Silas’s Insider Secrets: Avoiding Common Leasing Traps
I’ve seen it all over the past two decades. Dealers have playbooks, but now you do too. Here are a few hard-won tips to keep you safe and save you money.
- My Big Mistake: The “$0 Down” Trap. It sounds so appealing, right? “Sign and drive for $0!” But often, this just means they’re rolling all the upfront costs (first month’s payment, taxes, fees) into your monthly payments, and you’ll pay interest on them. Worse, if the car is stolen or totaled in the first few months, your GAP insurance covers the lender, but that cash you paid upfront? It’s gone. Never put a large cash down payment on a lease. Pay the fees and first month’s payment, but nothing more.
- Watch for Inflated Fees. Scrutinize the “Due at Signing” section. You should see things like the first month’s payment, a documentation fee (can be negotiated), an acquisition fee (set by the bank), and taxes/registration. If you see vague charges like “dealer prep” or massive add-ons like window etching, question them and ask for them to be removed.
- Be Brutally Honest About Your Mileage. Don’t lowball your annual mileage needs to get a cheaper payment. Overage fees are typically $0.15 to $0.25 per mile, and they add up fast. It’s always cheaper to pay for the miles upfront in the lease contract than to pay the penalty at the end.
- Ask About MSDs (Multiple Security Deposits). This is a pro-level tip. Some manufacturers (like BMW and Lexus) allow you to pay several refundable security deposits upfront. In return, they give you a significant reduction in your money factor (interest rate). You get all the money back at the end of the lease. It’s a fantastic, risk-free way to lower your monthly payment if you have the spare cash.

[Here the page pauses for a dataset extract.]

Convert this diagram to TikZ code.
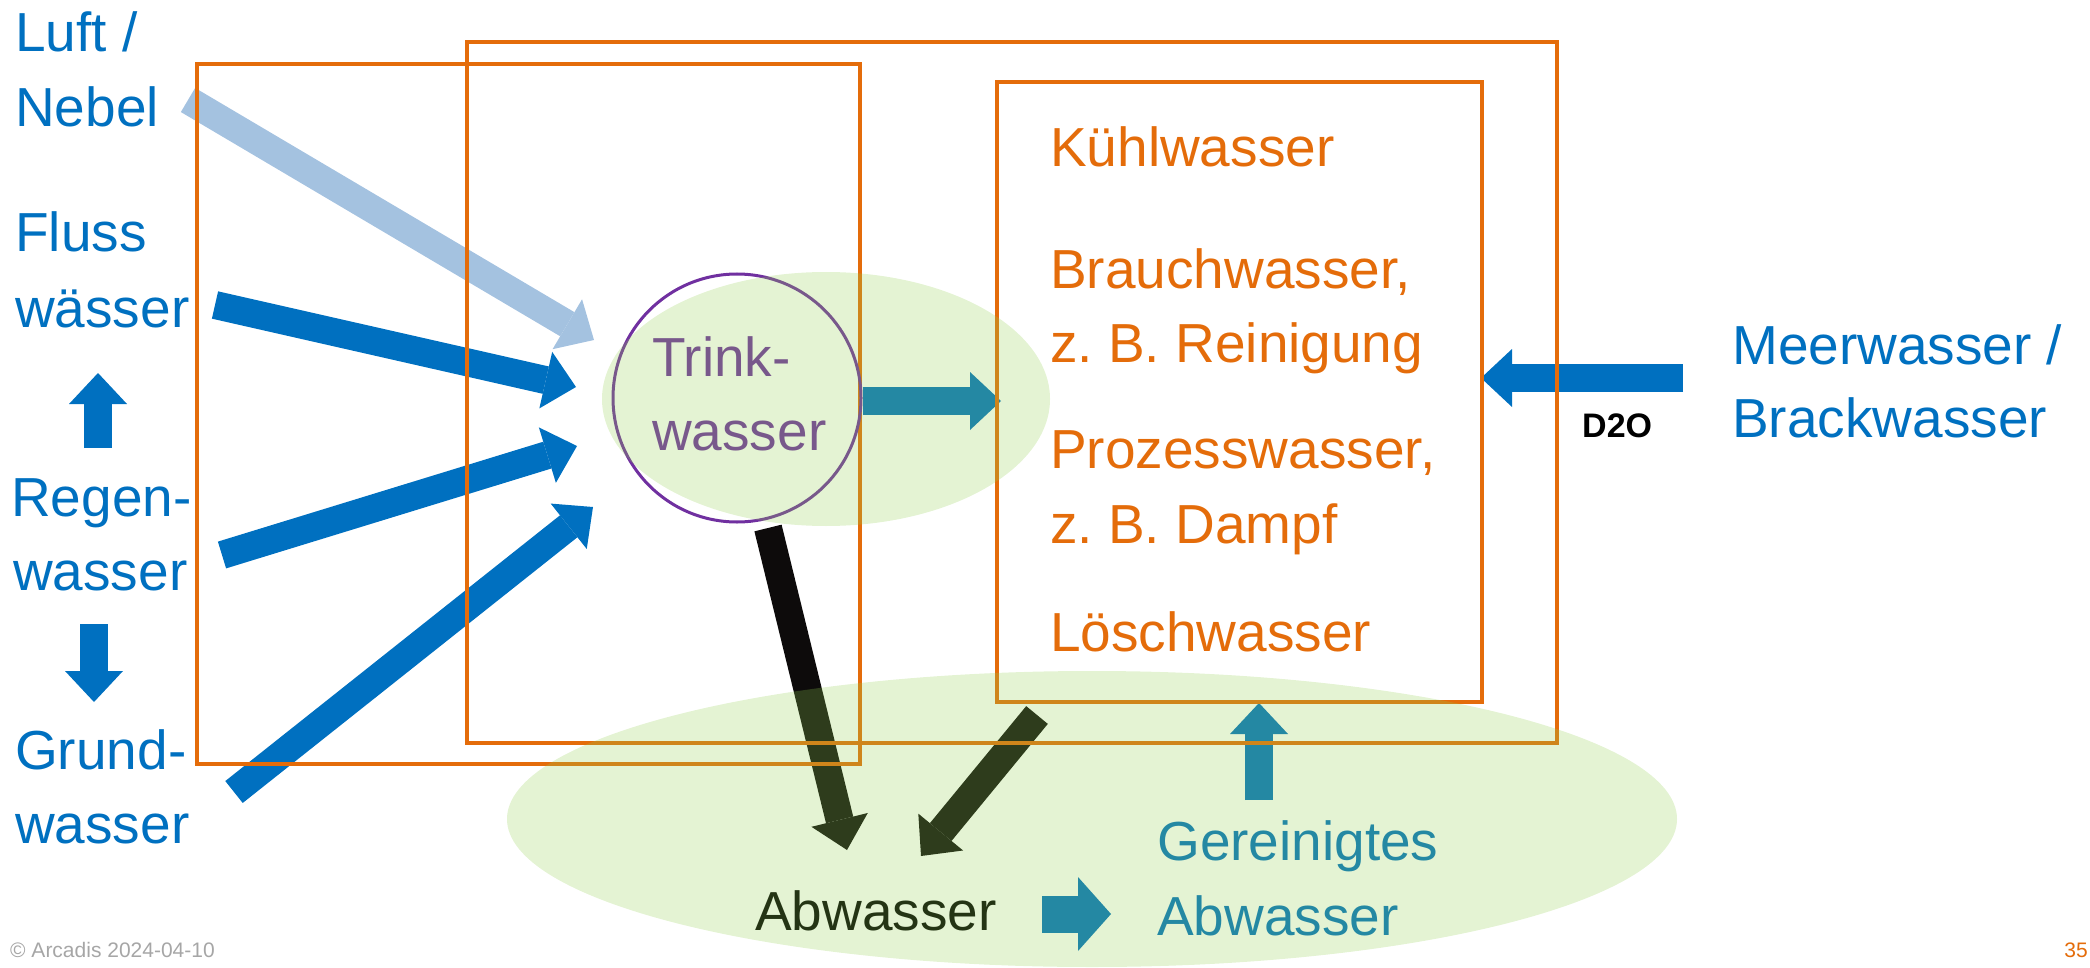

Frequently Asked Questions
Can you negotiate the price of a car lease?
Absolutely. You should always negotiate the “Capitalized Cost,” which is the selling price of the car. Every dollar you reduce the price directly lowers your total lease cost and monthly payment.
What is a good money factor for a car lease?

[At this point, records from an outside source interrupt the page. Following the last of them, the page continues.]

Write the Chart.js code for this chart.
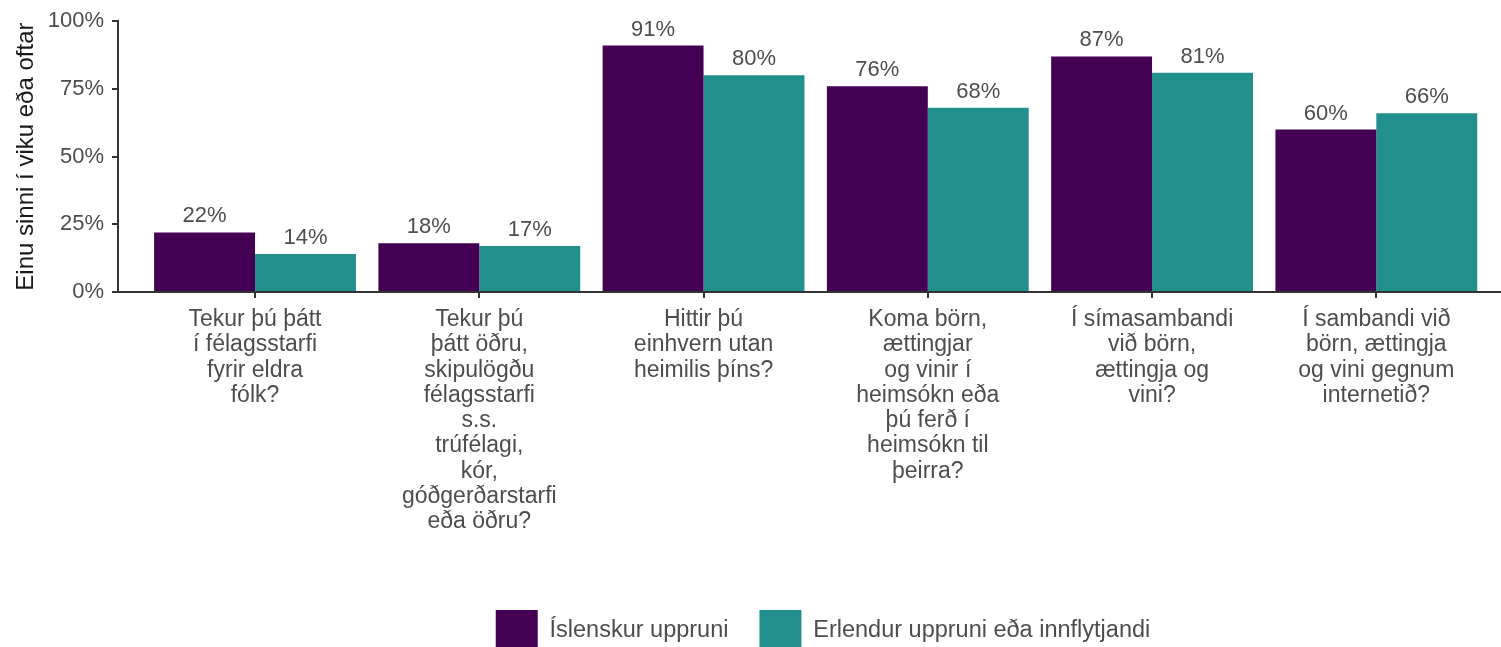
<!DOCTYPE html>
<html><head><meta charset="utf-8">
<script src="https://cdn.jsdelivr.net/npm/chart.js@4/dist/chart.umd.min.js"></script>
<style>
html,body{margin:0;padding:0;overflow:hidden;background:#fff}
#wrap{width:1646px;height:662px;position:relative}
</style>
</head><body>
<div id="wrap"><canvas id="c"></canvas></div>
<script>
const categories = [
  ["Tekur þú þátt","í félagsstarfi","fyrir eldra","fólk?"],
  ["Tekur þú","þátt öðru,","skipulögðu","félagsstarfi","s.s.","trúfélagi,","kór,","góðgerðarstarfi","eða öðru?"],
  ["Hittir þú","einhvern utan","heimilis þíns?"],
  ["Koma börn,","ættingjar","og vinir í","heimsókn eða","þú ferð í","heimsókn til","þeirra?"],
  ["Í símasambandi","við börn,","ættingja og","vini?"],
  ["Í sambandi við","börn, ættingja","og vini gegnum","internetið?"]
];
const seriesNames = ["Íslenskur uppruni", "Erlendur uppruni eða innflytjandi"];
const icelandicOrigin = [22, 18, 91, 76, 87, 60];
const foreignOrigin = [14, 17, 80, 68, 81, 66];
const yTickValues = [0, 25, 50, 75, 100];
const yAxisTitle = "Einu sinni í viku eða oftar";
const seriesColors = ["#440154", "#21908C"];

Chart.defaults.font.family = '"Liberation Sans", Arial, sans-serif';

const toPoints = arr => arr.map((v, i) => ({x: i + 1, y: v}));

const valueLabels = {
  id: 'valueLabels',
  afterDatasetsDraw(chart) {
    const ctx = chart.ctx;
    ctx.save();
    ctx.font = '22px "Liberation Sans", Arial, sans-serif';
    ctx.fillStyle = '#4d4d4d';
    ctx.textAlign = 'center';
    ctx.textBaseline = 'middle';
    chart.data.datasets.forEach((ds, di) => {
      chart.getDatasetMeta(di).data.forEach((bar, i) => {
        ctx.fillText(ds.data[i].y + '%', bar.x, bar.y - 16);
      });
    });
    ctx.restore();
  }
};

new Chart(document.getElementById('c'), {
  type: 'bar',
  data: {
    datasets: [
      {label: seriesNames[0], data: toPoints(icelandicOrigin), backgroundColor: seriesColors[0], borderWidth: 0},
      {label: seriesNames[1], data: toPoints(foreignOrigin), backgroundColor: seriesColors[1], borderWidth: 0}
    ]
  },
  options: {
    responsive: true,
    maintainAspectRatio: false,
    animation: false,
    categoryPercentage: 0.9,
    barPercentage: 1.0,
    layout: {padding: {top: 19, right: 0, left: 0, bottom: 0}},
    plugins: {
      tooltip: {enabled: false},
      legend: {
        position: 'bottom',
        align: 'center',
        labels: {
          boxWidth: 42, boxHeight: 42, padding: 31,
          color: '#4d4d4d',
          font: {size: 23.5}
        }
      }
    },
    scales: {
      x: {
        type: 'linear',
        min: 0.389, max: 7.2025,
        offset: false,
        afterBuildTicks: s => { s.ticks = categories.map((c, i) => ({value: i + 1})); },
        afterFit: s => { s.height = 287; },
        ticks: {
          autoSkip: false, maxRotation: 0, minRotation: 0,
          padding: 9,
          color: '#4d4d4d',
          font: {size: 23, lineHeight: 1.1},
          callback: v => categories[Math.round(v) - 1]
        },
        grid: {display: true, offset: false, drawOnChartArea: false, drawTicks: true, tickLength: 6, color: '#333', lineWidth: 2},
        border: {display: true, color: '#333', width: 2}
      },
      y: {
        min: 0, max: 100,
        afterBuildTicks: s => { s.ticks = yTickValues.map(v => ({value: v})); },
        afterFit: s => { s.width = 118; },
        ticks: {
          padding: 8,
          color: '#4d4d4d',
          font: {size: 22},
          callback: v => v + '%'
        },
        grid: {display: true, drawOnChartArea: false, drawTicks: true, tickLength: 6, color: '#333', lineWidth: 2},
        border: {display: true, color: '#333', width: 2},
        title: {display: true, text: yAxisTitle, color: '#1a1a1a', font: {size: 24, lineHeight: 1.2}, padding: {top: 12, bottom: 0}}
      }
    }
  },
  plugins: [valueLabels]
});
</script>
</body></html>
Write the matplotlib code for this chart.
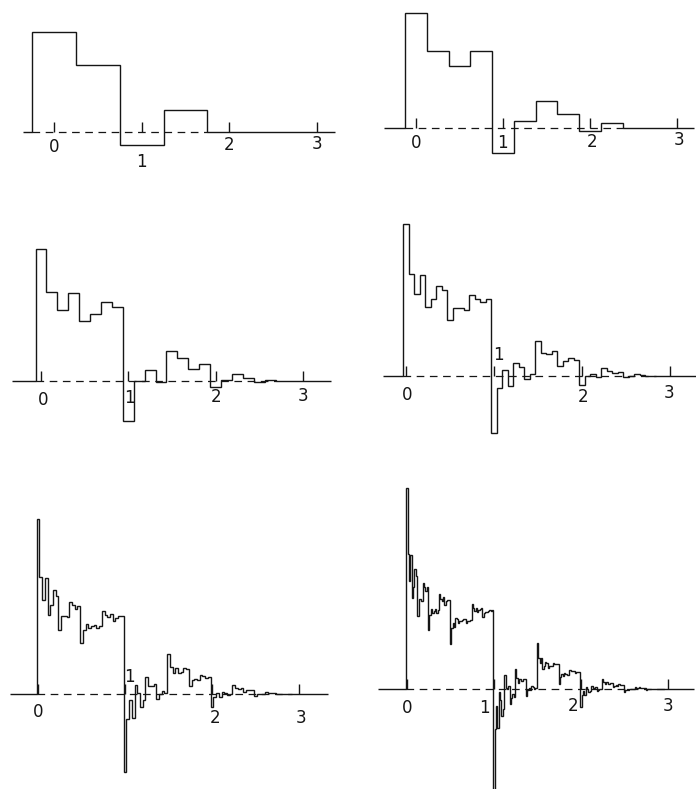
import numpy as np
import matplotlib
matplotlib.use("Agg")
import matplotlib.pyplot as plt

W, H = 696, 789

# step heights (same vertical units in every panel)
phi1 = [100, 67, -13, 22]
phi2 = [115, 77, 62, 76.6, -25, 6.7, 27.2, 13.7, -3.3, 5.5]
phi3 = [132.3, 88.6, 71.3, 88.0, 59.8, 67.0, 78.8, 74.5, -40.2, -0.1, 11.5,
        -1.1, 30.3, 22.7, 11.7, 17.4, -5.9, 0.9, 6.8, 3.4, -0.8, 1.4]
phi4 = [152.1, 101.9, 82.1, 101.3, 68.7, 77.1, 90.5, 85.6, 55.6, 68.0, 68.1,
        66.5, 80.6, 77.4, 73.9, 77.1, -57.4, -12.4, 5.9, -10.1, 13.2, 8.8,
        -3.0, 2.0, 35.0, 23.0, 21.6, 25.1, 10.1, 14.7, 18.2, 16.3, -9.4, -0.2,
        1.9, -0.8, 7.7, 5.5, 2.9, 4.3, -1.4, 0.2, 1.7, 0.9, -0.2, 0.35]
phi5 = [174.9, 117.1, 94.4, 116.5, 79.1, 88.7, 104.2, 98.5, 63.8, 78.2, 78.4, 76.6, 92.5, 89.0, 84.8, 88.5,
        51.1, 64.2, 69.9, 66.3, 68.1, 69.4, 66.3, 68.2, 82.7, 78.7, 76.9, 79.8, 73.4, 76.3, 77.6, 77.9,
        -77.6, -24.9, -5.7, -23.9, 8.7, 1.4, -12.5, -6.3, 16.7, 7.7, 8.1, 10.1, -4.8, -0.1, 2.75, 0.8,
        40.0, 27.5, 21.2, 26.5, 21.4, 22.4, 25.6, 24.7, 7.8, 14.1, 15.4, 13.8, 18.7, 17.7, 16.0, 17.1,
        -13.2, -3.1, 1.2, -2.5, 2.2, 1.4, -1.2, -0.1, 9.0, 5.7, 5.1, 6.1, 2.5, 3.6, 4.5, 4.0,
        -2.2, 0.0, 0.4, -0.2, 1.9, 1.4, 0.8, 1.1, -0.3, 0.1, 0.4, 0.2, -0.05, 0.09]
phi6 = [201.1, 134.7, 108.4, 133.9, 91.0, 102.0, 119.8, 113.3, 73.5, 90.0, 90.1, 88.1, 106.5, 102.4, 97.7, 101.9,
        58.6, 73.7, 80.3, 76.2, 78.5, 79.9, 76.3, 78.6, 94.9, 90.4, 88.5, 91.6, 84.2, 87.6, 89.1, 89.3,
        45.5, 61.4, 66.1, 62.2, 70.8, 69.9, 65.7, 68.5, 68.4, 69.0, 69.6, 70.4, 65.8, 68.4, 68.5, 69.1,
        84.9, 80.7, 78.1, 81.3, 76.6, 78.9, 80.3, 80.6, 72.4, 76.5, 76.7, 77.1, 77.8, 78.9, 78.0, 79.4,
        -100.9, -40.3, -17.0, -38.6, -2.9, -10.6, -26.6, -19.8, 13.6, 0.7, 0.3, 3.3, -14.6, -9.3, -5.3, -8.0,
        20.1, 11.3, 6.4, 10.1, 8.1, 8.1, 10.4, 9.8, -7.0, -1.2, 0.6, -1.3, 3.2, 2.1, 0.5, 1.3,
        45.9, 31.0, 25.6, 31.2, 20.3, 23.2, 27.3, 25.7, 20.6, 23.1, 22.6, 22.6, 26.0, 25.3, 24.6, 25.4,
        5.3, 12.2, 15.0, 12.8, 15.6, 15.4, 13.6, 14.5, 19.4, 17.9, 17.6, 18.3, 15.7, 16.7, 17.3, 17.2,
        -17.8, -5.9, -1.6, -5.7, 1.9, 0.1, -3.1, -1.6, 2.9, 1.1, 1.3, 1.6, -1.6, -0.6, 0.1, -0.4,
        10.4, 6.9, 5.2, 6.6, 5.0, 5.3, 6.2, 6.0, 2.0, 3.4, 3.7, 3.4, 4.7, 4.4, 3.9, 4.2,
        -3.1, -0.7, 0.3, -0.55, 0.5, 0.3, -0.3, -0.05, 2.2, 1.4, 1.3, 1.6, 0.7, 0.95, 1.1, 1.0,
        -0.5, 0.05, 0.16, 0.0, 0.45, 0.33, 0.17, 0.25, -0.09, 0.01, 0.11, 0.06, -0.01, 0.02]

step_widths = [1/2, 1/4, 1/8, 1/16, 1/32, 1/64]
tick_pos = [0, 1, 2, 3]
tick_text = ["0", "1", "2", "3"]

# where each panel sits on the page (origin in pixels, pixels per unit, axis span)
layout = [
    dict(x0=54, y0=132, unit=87.7, span=(-0.35, 3.2),
         labels=[(0, -15), (1, -30), (2, -13), (3, -12)]),
    dict(x0=416, y0=128, unit=87.0, span=(-0.37, 3.2),
         labels=[(0, -15), (0.99, -15), (2.02, -14), (3.02, -12)]),
    dict(x0=41, y0=381, unit=87.3, span=(-0.33, 3.32),
         labels=[(0.02, -19), (1.01, -17), (2.0, -16), (3.0, -15)]),
    dict(x0=406, y0=376, unit=88.0, span=(-0.26, 3.3),
         labels=[(0.01, -19), (1.05, 21), (2.01, -21), (2.99, -17)]),
    dict(x0=38, y0=694, unit=87.0, span=(-0.32, 3.33),
         labels=[(0.0, -18), (1.05, 17), (2.03, -24), (3.02, -24)]),
    dict(x0=407, y0=689, unit=87.0, span=(-0.33, 3.3),
         labels=[(0.0, -19), (0.89, -19), (1.91, -17), (3.0, -17)]),
]

plt.rcParams['lines.scale_dashes'] = False
ink = '#151515'

fig = plt.figure(figsize=(W / 100, H / 100), dpi=100)

xlim = (-0.5, 3.5)
ylim = (-118, 218)
for vals, w, lay in zip([phi1, phi2, phi3, phi4, phi5, phi6], step_widths, layout):
    u = lay["unit"]
    left = lay["x0"] + xlim[0] * u
    bottom = H - (lay["y0"] - ylim[0])
    ax = fig.add_axes([left / W, bottom / H, (xlim[1] - xlim[0]) * u / W, (ylim[1] - ylim[0]) / H])
    ax.set_xlim(xlim)
    ax.set_ylim(ylim)
    ax.axis('off')

    vals = np.asarray(vals, dtype=float)
    edges = (np.arange(len(vals) + 1) - 0.5) * w
    lo, hi = lay["span"]

    # dashed zero line under the function, solid function outline on top
    ax.plot([edges[0], edges[-1]], [0, 0], color=ink, lw=0.9, ls=(0, (5.5, 4)), zorder=1)
    ax.stairs(np.r_[0, vals, 0], np.r_[lo, edges, hi], baseline=None,
              color=ink, lw=1.0, zorder=2)
    ax.vlines(tick_pos, 0, 10, color=ink, lw=1.0, zorder=2)
    for t, (tx, ty) in zip(tick_text, lay["labels"]):
        ax.text(tx, ty, t, ha='center', va='center', fontsize=12, color=ink)

fig.savefig("out.png", dpi=100)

A good money factor depends on your credit score and current market rates, but a “Tier 1” (excellent credit) rate is often between .00100 and .00250, which translates to a 2.4% to 6.0% APR. Always ask for the base rate to ensure the dealer isn’t marking it up.

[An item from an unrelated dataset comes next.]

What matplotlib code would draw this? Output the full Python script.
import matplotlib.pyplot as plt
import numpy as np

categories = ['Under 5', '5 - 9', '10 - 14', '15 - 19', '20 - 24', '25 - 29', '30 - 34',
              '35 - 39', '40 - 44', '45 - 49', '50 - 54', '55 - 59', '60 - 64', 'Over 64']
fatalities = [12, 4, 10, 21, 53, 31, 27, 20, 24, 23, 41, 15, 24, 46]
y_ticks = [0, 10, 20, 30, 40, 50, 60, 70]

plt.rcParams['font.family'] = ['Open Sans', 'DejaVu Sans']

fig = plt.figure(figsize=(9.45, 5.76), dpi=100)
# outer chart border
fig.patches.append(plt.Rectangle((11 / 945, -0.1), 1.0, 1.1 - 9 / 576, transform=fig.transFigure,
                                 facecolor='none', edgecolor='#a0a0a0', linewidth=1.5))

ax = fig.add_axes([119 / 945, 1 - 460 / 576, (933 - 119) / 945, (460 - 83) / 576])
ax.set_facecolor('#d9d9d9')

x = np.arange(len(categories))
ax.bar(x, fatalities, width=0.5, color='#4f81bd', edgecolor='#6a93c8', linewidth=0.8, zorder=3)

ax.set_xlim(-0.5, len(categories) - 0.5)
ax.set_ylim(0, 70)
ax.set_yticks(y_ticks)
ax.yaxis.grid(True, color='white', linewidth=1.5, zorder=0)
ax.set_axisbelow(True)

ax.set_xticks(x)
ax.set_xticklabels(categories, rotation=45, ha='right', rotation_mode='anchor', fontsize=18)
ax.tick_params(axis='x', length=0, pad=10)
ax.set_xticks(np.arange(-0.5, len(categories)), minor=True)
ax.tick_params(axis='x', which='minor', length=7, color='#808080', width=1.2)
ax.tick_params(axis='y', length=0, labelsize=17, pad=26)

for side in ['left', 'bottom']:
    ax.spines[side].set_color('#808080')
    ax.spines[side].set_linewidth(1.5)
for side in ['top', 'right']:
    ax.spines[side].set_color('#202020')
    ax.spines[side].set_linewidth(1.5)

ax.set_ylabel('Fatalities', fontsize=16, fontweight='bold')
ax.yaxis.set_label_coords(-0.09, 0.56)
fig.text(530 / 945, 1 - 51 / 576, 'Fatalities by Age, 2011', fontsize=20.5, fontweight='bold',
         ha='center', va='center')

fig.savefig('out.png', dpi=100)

Is it smart to put a large down payment on a car lease?
No, it’s generally a bad idea. A large down payment, also known as a “cap cost reduction,” is lost if the car is stolen or totaled. It’s better to keep that cash in your bank and accept a slightly higher monthly payment.
What happens at the end of a car lease?
You typically have three choices: 1) Return the vehicle to the dealership, pay any disposition and wear-and-tear fees, and walk away. 2) Purchase the car for its predetermined residual value. 3) Trade it in for a new lease on another car.